When your skin feels hot outside on a sunny summer day, the primary method of heat transfer you are experiencing is radiation. The Sun emits infrared radiation, a form of electromagnetic energy, which travels through the vacuum of space and the atmosphere to directly warm your skin upon contact.
What Is Thermal Radiation?
Thermal radiation is the transfer of heat energy via electromagnetic waves. Unlike other methods, it does not require any medium (like air or water) to travel. The Sun is the most powerful source of thermal radiation we encounter, emitting energy across the spectrum, including visible light and the infrared waves we feel as heat.
Are Conduction and Convection Also Involved?
While radiation is the direct source of the heat, other transfer methods play secondary roles once the solar energy is absorbed:
- Conduction: The ground, sidewalks, and buildings absorb solar radiation and become hot. If you touch these surfaces, heat moves directly into your skin via conduction.
- Convection: The air near the sun-warmed ground heats up, becomes less dense, and rises. This creates convection currents that circulate warm air around you, contributing to the overall sensation of heat.
How Do Different Surfaces Affect This Heating?
Surfaces interact with solar radiation differently based on their albedo (reflectivity) and thermal conductivity. This is why some areas feel hotter than others.
| Surface | Effect |
|---|---|
| Dark Asphalt | Low albedo, absorbs most radiation, gets very hot, re-radiates heat and conducts it. |
| Light Concrete | Higher albedo, reflects more radiation, stays relatively cooler. |
| Grassy Field | Absorbs heat but uses energy for evaporation (transpiration), staying cooler. |
| Metal Bench | High conductivity, rapidly absorbs and transfers heat via conduction. |
Why Do You Feel Hotter in Direct Sunlight?
Your sensation of heat intensifies in direct sunlight because you are intercepting the maximum amount of the Sun's radiant energy. Your skin absorbs this infrared radiation, causing the molecules in your skin to vibrate faster, which you perceive as a rise in temperature. In the shade, you are shielded from this direct radiative transfer, though you still feel warmth from convective hot air and re-radiation from nearby surfaces.
What Role Does the Atmosphere Play?
The atmosphere modifies the solar radiation reaching you through a process called the greenhouse effect. Solar radiation (mostly shortwave) passes through the atmosphere to warm the Earth's surface.
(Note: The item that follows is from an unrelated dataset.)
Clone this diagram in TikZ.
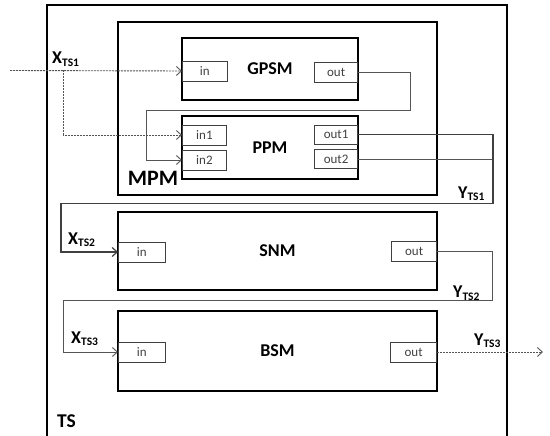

The surface then re-emits this energy as longer-wave infrared radiation. Greenhouse gases in the atmosphere absorb and re-radiate some of this infrared energy back toward the surface, further enhancing the warming you feel.
- Shortwave solar radiation passes through the atmosphere.
- Earth's surface absorbs it and re-radiates it as longwave infrared.
- Greenhouse gases trap some infrared, re-radiating it in all directions.
- This "downwelling" radiation adds to the direct solar heat you experience.